A Ministra das Mulheres, Cida Gonçalves, igualmente criticou o PL que equipara o aborto ao crime de homicídio. Segundo ela, a proposta é inconstitucional por alterar questões já previstas em lei. “Nós não podemos aceitar que o pouco que nós temos de garantia de direito para meninas e mulheres seja destruído neste momento”, salientou a ministra numa entrevista concedida à CNN Brasil. Ela acrescentou que o presidente Luiz Inácio Lula da Silva não pretende mexer na legislação que trata do assunto. A Ministra das Mulheres também afirmou que o PL é equivocado e apresenta uma ameaça para as meninas de 9 a 14 anos. Mencionou que, em 2022, o Brasil registrou 14.000 casos de gravidez nessa faixa etária e 75.000 estupros. De acordo com a Ministra, em seis de cada dez casos de violência, as vítimas têm até 13 anos. “Setenta por cento dos casos de violência contra meninas acontecem dentro de casa, e temos um elemento fundamental, que é a demora.

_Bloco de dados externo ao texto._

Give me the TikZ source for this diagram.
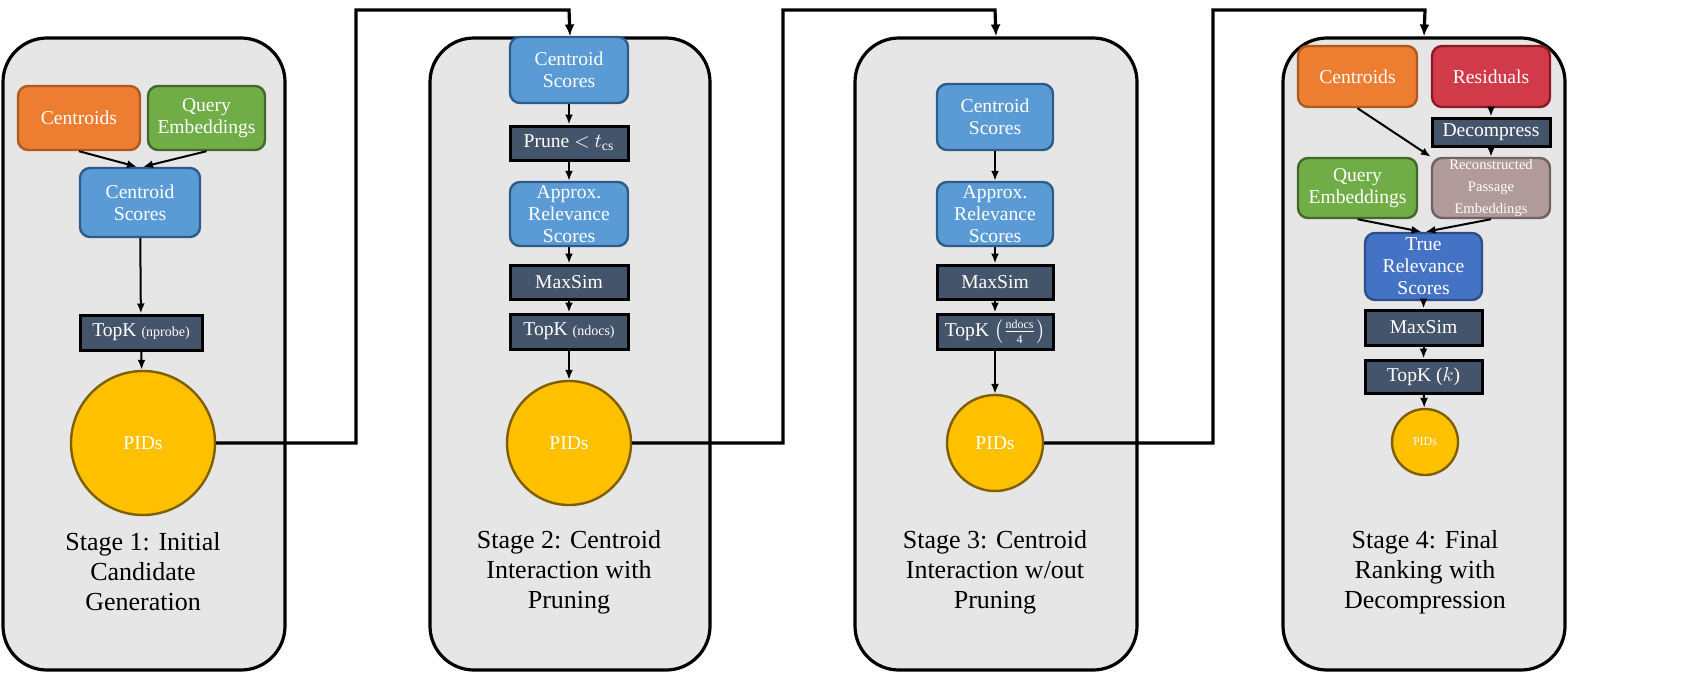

O medo da criança, primeiro de saber que está grávida e, segundo, de denunciar o agressor, que na maioria das vezes é seu pai, seu irmão ou seu tio, é um complicador (…) Não podemos estragar a vida de uma menina”.
O presidente do Senado Federal, Rodrigo Pacheco (PSD-MG), que começa a ser pressionado diante da perspectiva de votação da matéria no Plenário da Casa, tem defendido uma pauta cautelosa, sem nenhum açodamento, no trato do assunto. Como é praxe no seu posicionamento diante de projetos complexos, ele sugeriu, em entrevista coletiva, que o debate seja bastante aprofundado a fim de que não venham a ser cometidas injustiças irreparáveis, advertindo que estão em jogo princípios essenciais ligados à própria sobrevivência. Rodrigo Pacheco deu sua palavra de que o projeto não seguirá diretamente para o Plenário sem, antes, passar pelo crivo de comissões técnicas ou temáticas, encarregadas de analisar detidamente a questão, verificar aspectos constitucionais e o acatamento a outros princípios previstos em lei. Ele disse que na hora oportuna manifestará seu próprio pensamento, mas que saberá diferenciar o seu pensamento do posicionamento que for adotado pela maioria. “Nesse caso, o meu papel é o de respeitar o que for decidido”, salienta. Enquanto isso, a mobilização promete se intensificar da parte de organismos de representação das mulheres com adesão de expoentes da sociedade civil organizada.